TRANSLATION: this is the Japanese version of its Ainu name, Atkor Kamuy
HABITAT: Uchiura Bay in Hokkaido
DIET: omnivorous; it can swallow ships and whales whole
APPEARANCE: Akkorokamui is a gigantic octopus god which resides in Hokkaido’s Uchiura Bay. When it extends its legs, its body stretches over one hectare in area. It is so big that it can swallow boats and even whales in a single gulp. Its entire body is red. It is so large that when it appears the sea and even the sky reflect its color, turning a deep red.
INTERACTIONS: Any ship foolish enough to sail too close to Akkorokamui will be swallowed whole. Therefore, for generations, locals have stayed away from the water when the sea and sky turn red. Fishermen and sailors who had no choice but to be on the waters would carry scythes with them for protection.
ORIGIN: Akkorokamui comes from Ainu folklore, where it is known as Atkorkamuy. Its name can be translated as “string-holding kamuy.” String-holding likely refers to the octopus’s string-like tentacles, while kamuy is an Ainu term for a divine being—similar to the Japanese term kami. In Ainu folklore, Akkorokamui is both revered and feared as a water deity, specifically as the lord of Uchiura Bay.

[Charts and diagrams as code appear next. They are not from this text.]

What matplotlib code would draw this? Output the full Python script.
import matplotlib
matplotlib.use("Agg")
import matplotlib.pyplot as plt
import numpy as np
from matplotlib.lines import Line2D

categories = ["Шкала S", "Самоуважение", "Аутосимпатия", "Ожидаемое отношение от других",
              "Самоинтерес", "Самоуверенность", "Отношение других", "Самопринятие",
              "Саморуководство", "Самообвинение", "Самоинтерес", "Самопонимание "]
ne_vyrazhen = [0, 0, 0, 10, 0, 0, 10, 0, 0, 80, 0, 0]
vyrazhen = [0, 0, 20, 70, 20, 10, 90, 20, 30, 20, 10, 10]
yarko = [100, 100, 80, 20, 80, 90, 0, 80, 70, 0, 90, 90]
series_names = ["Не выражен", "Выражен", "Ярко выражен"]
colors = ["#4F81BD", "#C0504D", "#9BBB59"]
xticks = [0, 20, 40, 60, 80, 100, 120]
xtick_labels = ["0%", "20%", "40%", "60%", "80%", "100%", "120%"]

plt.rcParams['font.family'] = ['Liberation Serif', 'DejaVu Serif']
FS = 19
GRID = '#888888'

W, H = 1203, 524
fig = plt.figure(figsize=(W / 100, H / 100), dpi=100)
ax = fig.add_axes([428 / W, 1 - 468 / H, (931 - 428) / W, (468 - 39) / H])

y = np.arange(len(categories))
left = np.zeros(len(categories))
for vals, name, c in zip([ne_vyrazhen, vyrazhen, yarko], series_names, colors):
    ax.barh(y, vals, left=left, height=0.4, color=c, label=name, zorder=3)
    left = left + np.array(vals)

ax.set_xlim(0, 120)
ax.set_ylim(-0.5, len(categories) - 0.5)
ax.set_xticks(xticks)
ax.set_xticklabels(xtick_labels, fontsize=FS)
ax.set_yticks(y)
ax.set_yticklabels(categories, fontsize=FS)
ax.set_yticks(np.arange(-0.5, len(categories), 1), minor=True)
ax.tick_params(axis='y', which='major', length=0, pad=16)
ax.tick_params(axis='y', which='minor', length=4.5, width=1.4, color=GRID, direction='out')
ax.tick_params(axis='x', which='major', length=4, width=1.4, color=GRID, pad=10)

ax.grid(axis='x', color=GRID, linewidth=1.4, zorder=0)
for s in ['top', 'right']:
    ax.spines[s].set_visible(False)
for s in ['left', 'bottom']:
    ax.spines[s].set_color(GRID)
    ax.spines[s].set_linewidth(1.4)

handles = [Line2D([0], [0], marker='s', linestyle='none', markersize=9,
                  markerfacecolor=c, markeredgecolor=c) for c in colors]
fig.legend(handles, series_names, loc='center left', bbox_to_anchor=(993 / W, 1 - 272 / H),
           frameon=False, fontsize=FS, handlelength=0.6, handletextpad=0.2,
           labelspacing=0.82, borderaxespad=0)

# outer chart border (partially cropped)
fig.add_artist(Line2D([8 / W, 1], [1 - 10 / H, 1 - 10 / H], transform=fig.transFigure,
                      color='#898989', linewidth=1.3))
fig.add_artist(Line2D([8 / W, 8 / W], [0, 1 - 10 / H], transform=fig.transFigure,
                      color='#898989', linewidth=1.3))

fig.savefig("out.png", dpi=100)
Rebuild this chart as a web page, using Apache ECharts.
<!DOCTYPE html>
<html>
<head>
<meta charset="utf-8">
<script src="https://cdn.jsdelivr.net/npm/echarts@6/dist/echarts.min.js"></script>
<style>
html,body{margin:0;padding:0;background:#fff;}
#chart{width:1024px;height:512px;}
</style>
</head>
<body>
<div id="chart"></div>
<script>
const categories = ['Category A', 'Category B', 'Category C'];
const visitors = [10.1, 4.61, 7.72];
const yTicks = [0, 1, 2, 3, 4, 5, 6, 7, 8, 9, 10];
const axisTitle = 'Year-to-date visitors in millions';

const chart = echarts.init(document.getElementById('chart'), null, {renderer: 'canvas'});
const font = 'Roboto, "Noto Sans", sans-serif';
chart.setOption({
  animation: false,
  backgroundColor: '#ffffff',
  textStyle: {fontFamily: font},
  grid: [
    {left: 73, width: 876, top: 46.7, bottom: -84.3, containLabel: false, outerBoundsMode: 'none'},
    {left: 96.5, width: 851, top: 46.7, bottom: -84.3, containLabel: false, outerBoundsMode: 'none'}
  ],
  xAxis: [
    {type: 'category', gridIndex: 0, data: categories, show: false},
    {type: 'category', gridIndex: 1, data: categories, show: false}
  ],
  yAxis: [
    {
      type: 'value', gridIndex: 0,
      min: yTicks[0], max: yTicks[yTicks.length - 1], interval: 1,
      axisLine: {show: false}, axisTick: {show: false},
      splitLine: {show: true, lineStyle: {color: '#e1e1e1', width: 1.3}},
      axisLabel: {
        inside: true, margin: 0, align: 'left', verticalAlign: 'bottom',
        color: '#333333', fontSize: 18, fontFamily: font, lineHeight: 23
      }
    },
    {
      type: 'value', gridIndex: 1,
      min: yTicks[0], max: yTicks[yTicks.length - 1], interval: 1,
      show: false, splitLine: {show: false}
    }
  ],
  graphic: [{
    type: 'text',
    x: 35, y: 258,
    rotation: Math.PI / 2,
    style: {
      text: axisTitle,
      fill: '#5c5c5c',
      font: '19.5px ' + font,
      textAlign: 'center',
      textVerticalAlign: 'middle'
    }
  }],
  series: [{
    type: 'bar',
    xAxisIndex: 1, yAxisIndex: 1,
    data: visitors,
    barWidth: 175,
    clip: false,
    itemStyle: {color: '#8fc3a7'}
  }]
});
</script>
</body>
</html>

LEGENDS: Long ago, in the mountains near the village of Rebunge, there lived a gigantic spider named Yaushikep. Yaushikep was enormous. His great red body stretched over one hectare in area. One day, Yaushikep descended from the mountains and attacked the people of Rebunge. He shook the earth as he rampaged, destroying everything in his path. The villagers were terrified. They prayed to the gods to save them. The god of the sea, Repun Kamuy, heard their prayers and pulled Yaushikep into the bay. When the great spider was taken into the water, he transformed into a giant octopus, and took over charge of the bay as its god. Ever since then, he has been known as Atkor Kamuy, or Akkorokamui in Japanese.